Records provided:
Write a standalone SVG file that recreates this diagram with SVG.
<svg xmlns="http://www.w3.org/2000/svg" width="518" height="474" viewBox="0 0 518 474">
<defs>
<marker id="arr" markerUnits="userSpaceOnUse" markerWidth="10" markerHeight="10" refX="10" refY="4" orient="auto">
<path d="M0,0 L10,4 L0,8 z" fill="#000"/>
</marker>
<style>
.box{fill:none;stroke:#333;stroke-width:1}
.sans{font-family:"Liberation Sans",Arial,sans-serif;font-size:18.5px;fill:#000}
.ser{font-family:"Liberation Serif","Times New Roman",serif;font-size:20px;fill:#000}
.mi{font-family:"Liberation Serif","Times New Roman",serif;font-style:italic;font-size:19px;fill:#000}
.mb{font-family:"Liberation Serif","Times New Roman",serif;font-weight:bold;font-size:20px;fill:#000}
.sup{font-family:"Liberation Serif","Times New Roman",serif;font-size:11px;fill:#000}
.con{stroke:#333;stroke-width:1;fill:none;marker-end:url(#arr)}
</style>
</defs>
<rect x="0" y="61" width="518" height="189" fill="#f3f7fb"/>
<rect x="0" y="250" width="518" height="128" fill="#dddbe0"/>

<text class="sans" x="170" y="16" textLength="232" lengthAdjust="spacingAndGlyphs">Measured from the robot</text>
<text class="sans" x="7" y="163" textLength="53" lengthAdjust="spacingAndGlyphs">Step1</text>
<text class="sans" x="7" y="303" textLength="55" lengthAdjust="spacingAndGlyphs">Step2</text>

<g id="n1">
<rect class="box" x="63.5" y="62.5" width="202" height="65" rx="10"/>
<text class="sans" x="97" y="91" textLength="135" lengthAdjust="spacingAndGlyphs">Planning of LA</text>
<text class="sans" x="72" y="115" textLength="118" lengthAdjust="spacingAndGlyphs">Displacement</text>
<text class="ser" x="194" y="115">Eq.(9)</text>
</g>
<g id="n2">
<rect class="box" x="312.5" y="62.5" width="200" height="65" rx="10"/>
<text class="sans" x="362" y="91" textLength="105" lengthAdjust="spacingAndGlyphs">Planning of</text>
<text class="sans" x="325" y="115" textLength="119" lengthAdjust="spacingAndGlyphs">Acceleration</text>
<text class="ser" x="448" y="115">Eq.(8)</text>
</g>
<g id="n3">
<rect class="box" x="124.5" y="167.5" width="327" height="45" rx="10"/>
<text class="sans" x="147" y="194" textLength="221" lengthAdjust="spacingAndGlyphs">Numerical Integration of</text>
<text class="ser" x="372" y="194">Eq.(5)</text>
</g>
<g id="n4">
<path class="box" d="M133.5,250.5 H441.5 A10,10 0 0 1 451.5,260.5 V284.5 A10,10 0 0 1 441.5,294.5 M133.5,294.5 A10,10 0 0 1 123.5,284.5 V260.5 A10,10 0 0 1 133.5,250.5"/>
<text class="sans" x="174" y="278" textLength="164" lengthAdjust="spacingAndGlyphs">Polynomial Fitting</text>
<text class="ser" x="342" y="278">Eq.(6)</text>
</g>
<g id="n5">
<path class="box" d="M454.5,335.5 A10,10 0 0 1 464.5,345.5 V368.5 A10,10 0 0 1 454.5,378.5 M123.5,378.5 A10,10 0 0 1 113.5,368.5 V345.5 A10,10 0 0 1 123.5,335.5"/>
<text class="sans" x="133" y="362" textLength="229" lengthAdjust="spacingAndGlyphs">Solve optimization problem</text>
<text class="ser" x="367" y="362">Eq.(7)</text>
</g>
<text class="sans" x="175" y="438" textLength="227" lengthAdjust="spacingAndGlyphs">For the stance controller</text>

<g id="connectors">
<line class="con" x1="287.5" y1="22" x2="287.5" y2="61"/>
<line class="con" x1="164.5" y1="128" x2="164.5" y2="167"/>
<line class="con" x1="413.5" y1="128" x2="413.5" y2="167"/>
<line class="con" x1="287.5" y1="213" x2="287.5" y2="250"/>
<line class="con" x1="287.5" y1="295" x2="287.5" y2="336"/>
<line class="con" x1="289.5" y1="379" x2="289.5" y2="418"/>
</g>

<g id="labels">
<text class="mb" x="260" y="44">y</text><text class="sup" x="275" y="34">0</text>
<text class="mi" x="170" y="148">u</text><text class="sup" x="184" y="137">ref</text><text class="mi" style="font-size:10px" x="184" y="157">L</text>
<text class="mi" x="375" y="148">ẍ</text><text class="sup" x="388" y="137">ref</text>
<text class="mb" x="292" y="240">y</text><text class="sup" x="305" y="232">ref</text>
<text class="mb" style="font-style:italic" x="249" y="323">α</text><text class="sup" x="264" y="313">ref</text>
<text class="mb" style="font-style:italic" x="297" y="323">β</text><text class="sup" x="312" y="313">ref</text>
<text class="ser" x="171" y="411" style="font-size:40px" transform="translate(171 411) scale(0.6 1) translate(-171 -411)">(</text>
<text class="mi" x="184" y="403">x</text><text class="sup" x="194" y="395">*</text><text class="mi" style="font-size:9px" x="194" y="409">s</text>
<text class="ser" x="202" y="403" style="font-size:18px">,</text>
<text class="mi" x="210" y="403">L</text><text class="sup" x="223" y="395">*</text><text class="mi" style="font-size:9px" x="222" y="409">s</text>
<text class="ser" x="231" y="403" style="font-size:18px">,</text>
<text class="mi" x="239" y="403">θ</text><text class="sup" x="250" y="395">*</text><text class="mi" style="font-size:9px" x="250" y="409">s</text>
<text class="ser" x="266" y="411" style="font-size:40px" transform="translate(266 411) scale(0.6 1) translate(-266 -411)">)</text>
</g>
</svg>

...

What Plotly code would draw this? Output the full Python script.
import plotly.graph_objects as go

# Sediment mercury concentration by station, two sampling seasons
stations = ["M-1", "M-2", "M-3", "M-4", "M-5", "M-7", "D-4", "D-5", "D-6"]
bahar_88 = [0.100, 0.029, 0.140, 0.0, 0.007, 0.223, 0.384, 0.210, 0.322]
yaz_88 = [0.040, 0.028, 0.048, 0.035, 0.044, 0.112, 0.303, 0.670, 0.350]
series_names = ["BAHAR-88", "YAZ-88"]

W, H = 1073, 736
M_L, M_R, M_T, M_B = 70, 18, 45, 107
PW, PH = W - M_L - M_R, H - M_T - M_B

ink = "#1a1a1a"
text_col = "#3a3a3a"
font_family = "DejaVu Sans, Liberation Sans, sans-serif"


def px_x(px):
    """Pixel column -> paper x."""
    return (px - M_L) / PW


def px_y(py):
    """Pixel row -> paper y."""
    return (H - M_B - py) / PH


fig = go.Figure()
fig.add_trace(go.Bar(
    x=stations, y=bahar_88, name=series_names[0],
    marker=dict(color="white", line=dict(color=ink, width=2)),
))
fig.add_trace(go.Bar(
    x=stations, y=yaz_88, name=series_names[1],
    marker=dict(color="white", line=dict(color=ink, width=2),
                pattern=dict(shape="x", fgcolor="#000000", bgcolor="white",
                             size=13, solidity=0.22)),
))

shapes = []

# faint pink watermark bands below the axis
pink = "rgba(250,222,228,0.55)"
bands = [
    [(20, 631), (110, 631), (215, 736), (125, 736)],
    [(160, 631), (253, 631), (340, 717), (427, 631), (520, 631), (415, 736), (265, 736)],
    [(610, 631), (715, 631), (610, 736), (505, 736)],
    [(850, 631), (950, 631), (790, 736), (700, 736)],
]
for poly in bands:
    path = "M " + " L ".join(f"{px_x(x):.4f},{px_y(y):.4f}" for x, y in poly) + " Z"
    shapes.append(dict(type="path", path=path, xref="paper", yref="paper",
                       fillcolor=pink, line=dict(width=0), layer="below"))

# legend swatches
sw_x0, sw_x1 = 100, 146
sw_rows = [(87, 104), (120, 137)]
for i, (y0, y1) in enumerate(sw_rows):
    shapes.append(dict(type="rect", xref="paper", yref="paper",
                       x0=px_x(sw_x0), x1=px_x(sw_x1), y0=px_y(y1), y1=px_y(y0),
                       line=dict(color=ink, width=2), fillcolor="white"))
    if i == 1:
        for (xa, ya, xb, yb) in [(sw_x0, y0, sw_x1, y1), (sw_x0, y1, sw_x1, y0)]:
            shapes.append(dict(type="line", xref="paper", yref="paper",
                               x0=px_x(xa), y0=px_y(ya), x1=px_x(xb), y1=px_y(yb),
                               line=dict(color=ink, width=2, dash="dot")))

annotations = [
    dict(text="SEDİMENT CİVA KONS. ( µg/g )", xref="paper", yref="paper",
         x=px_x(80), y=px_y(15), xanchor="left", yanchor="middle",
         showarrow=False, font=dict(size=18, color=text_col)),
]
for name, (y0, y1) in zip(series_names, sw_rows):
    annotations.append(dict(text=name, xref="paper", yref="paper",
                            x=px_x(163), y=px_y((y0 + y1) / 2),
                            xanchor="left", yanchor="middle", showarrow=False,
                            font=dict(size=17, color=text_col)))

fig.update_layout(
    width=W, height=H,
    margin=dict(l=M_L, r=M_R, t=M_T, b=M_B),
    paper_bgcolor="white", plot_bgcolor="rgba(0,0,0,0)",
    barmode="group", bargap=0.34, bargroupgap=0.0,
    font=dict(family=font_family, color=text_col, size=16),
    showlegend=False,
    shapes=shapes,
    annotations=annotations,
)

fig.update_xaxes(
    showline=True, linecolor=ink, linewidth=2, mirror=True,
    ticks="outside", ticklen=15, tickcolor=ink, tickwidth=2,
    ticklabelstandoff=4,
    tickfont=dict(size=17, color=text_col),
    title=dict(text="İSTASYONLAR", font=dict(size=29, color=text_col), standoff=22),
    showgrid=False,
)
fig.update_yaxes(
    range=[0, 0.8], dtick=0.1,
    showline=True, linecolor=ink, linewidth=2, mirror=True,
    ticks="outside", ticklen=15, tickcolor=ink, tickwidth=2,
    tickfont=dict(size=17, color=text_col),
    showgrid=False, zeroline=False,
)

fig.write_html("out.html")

* * *

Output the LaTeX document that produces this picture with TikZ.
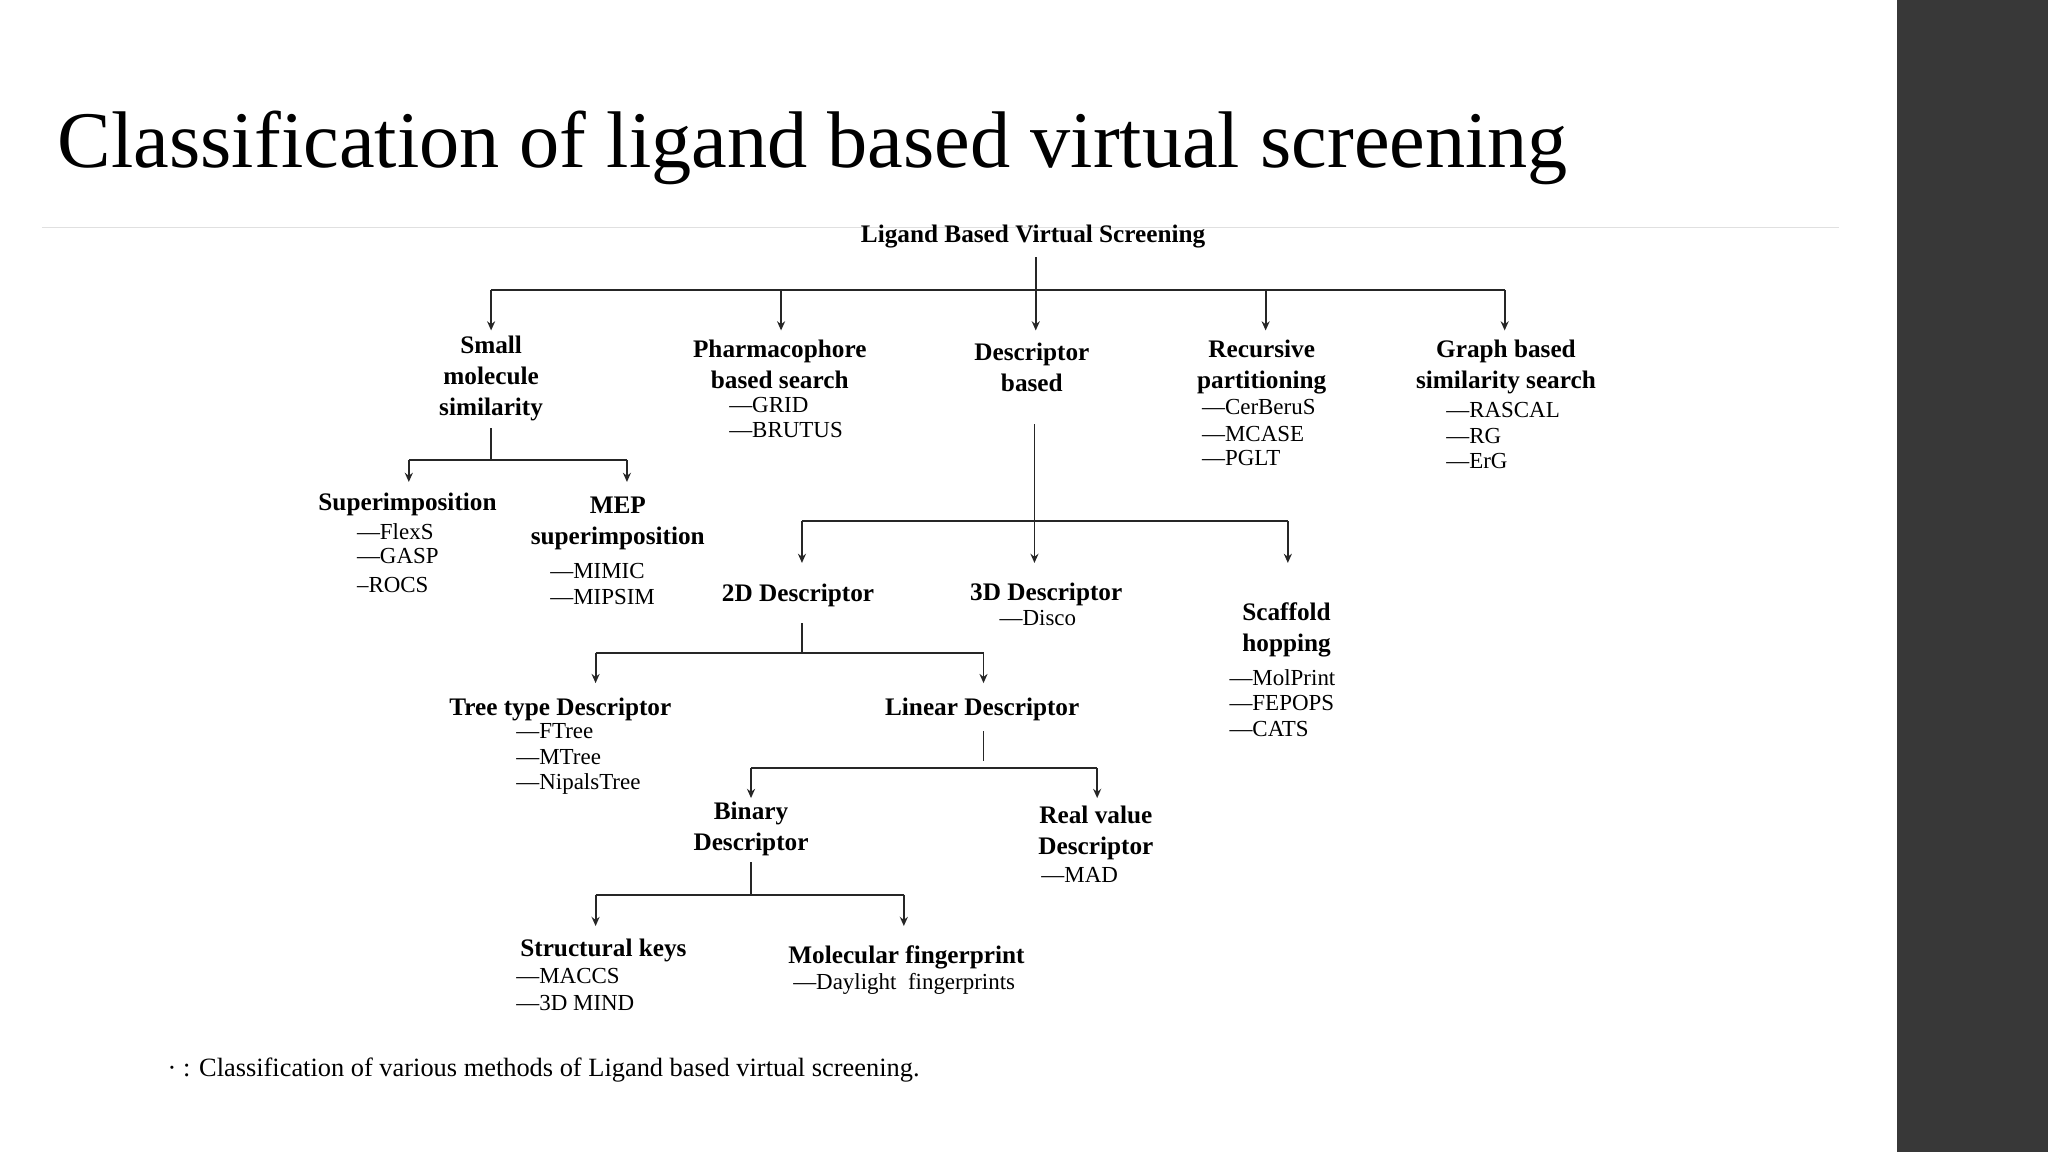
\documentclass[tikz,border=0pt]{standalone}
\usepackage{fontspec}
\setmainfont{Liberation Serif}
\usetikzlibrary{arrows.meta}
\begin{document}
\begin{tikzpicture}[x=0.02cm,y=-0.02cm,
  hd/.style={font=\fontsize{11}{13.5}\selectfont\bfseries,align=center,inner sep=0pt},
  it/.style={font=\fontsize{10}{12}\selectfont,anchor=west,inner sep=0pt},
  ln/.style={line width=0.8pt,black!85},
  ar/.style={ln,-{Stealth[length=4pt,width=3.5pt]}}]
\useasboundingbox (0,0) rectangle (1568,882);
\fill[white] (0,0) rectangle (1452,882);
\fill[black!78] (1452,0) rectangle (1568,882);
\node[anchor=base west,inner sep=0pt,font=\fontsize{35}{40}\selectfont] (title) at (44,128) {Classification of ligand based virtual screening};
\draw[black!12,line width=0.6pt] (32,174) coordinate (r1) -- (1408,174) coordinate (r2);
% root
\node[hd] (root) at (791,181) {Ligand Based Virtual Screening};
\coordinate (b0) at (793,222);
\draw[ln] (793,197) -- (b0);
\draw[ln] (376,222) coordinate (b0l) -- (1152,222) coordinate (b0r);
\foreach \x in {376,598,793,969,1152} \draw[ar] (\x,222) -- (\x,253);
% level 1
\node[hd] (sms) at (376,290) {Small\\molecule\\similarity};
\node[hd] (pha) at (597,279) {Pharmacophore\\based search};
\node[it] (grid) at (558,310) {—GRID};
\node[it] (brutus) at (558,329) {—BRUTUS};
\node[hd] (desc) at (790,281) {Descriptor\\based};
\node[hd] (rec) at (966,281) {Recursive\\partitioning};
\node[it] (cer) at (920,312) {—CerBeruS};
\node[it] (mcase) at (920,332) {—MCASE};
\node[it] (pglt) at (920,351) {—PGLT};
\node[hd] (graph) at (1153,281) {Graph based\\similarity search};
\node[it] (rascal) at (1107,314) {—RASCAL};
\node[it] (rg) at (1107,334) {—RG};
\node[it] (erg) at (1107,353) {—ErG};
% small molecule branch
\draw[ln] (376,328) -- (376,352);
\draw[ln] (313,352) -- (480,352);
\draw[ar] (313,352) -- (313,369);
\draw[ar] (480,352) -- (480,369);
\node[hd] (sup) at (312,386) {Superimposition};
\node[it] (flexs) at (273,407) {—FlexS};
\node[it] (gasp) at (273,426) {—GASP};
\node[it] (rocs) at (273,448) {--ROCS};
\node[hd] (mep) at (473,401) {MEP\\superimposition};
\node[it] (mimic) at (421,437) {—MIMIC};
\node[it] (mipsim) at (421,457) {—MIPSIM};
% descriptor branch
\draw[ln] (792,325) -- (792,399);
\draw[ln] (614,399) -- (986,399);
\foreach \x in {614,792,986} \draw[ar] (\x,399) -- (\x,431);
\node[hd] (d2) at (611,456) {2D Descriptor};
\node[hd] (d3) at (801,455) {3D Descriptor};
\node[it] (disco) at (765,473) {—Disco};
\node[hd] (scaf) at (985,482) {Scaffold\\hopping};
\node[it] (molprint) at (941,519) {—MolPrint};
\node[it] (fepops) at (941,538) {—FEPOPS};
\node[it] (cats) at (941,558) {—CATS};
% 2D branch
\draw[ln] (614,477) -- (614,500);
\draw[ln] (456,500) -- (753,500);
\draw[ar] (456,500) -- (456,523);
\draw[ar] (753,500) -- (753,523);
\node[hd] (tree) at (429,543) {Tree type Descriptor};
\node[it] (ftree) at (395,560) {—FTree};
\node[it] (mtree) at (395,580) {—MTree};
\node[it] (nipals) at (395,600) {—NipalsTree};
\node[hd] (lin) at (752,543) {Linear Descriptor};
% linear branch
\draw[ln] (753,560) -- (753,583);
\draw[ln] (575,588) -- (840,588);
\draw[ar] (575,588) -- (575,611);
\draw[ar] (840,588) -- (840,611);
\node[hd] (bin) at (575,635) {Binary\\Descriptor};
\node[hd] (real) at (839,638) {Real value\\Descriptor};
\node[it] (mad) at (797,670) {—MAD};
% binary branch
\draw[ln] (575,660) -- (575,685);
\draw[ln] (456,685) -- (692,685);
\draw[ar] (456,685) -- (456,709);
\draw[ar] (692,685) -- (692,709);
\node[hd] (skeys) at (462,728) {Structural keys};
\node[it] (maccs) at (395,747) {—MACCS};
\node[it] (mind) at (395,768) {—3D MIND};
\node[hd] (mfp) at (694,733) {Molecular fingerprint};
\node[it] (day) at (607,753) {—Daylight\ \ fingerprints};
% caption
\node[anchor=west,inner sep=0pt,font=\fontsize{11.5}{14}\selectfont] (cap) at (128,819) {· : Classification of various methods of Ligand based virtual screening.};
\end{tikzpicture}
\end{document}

Written task: With the first line being the one containing "What Plotly code" and the last line the one containing "return (H - M_B - py) / PH", transcribe exactly the lines above that fall in that range.

Answer in full:
What Plotly code would draw this? Output the full Python script.
import plotly.graph_objects as go

# Sediment mercury concentration by station, two sampling seasons
stations = ["M-1", "M-2", "M-3", "M-4", "M-5", "M-7", "D-4", "D-5", "D-6"]
bahar_88 = [0.100, 0.029, 0.140, 0.0, 0.007, 0.223, 0.384, 0.210, 0.322]
yaz_88 = [0.040, 0.028, 0.048, 0.035, 0.044, 0.112, 0.303, 0.670, 0.350]
series_names = ["BAHAR-88", "YAZ-88"]

W, H = 1073, 736
M_L, M_R, M_T, M_B = 70, 18, 45, 107
PW, PH = W - M_L - M_R, H - M_T - M_B

ink = "#1a1a1a"
text_col = "#3a3a3a"
font_family = "DejaVu Sans, Liberation Sans, sans-serif"


def px_x(px):
    """Pixel column -> paper x."""
    return (px - M_L) / PW


def px_y(py):
    """Pixel row -> paper y."""
    return (H - M_B - py) / PH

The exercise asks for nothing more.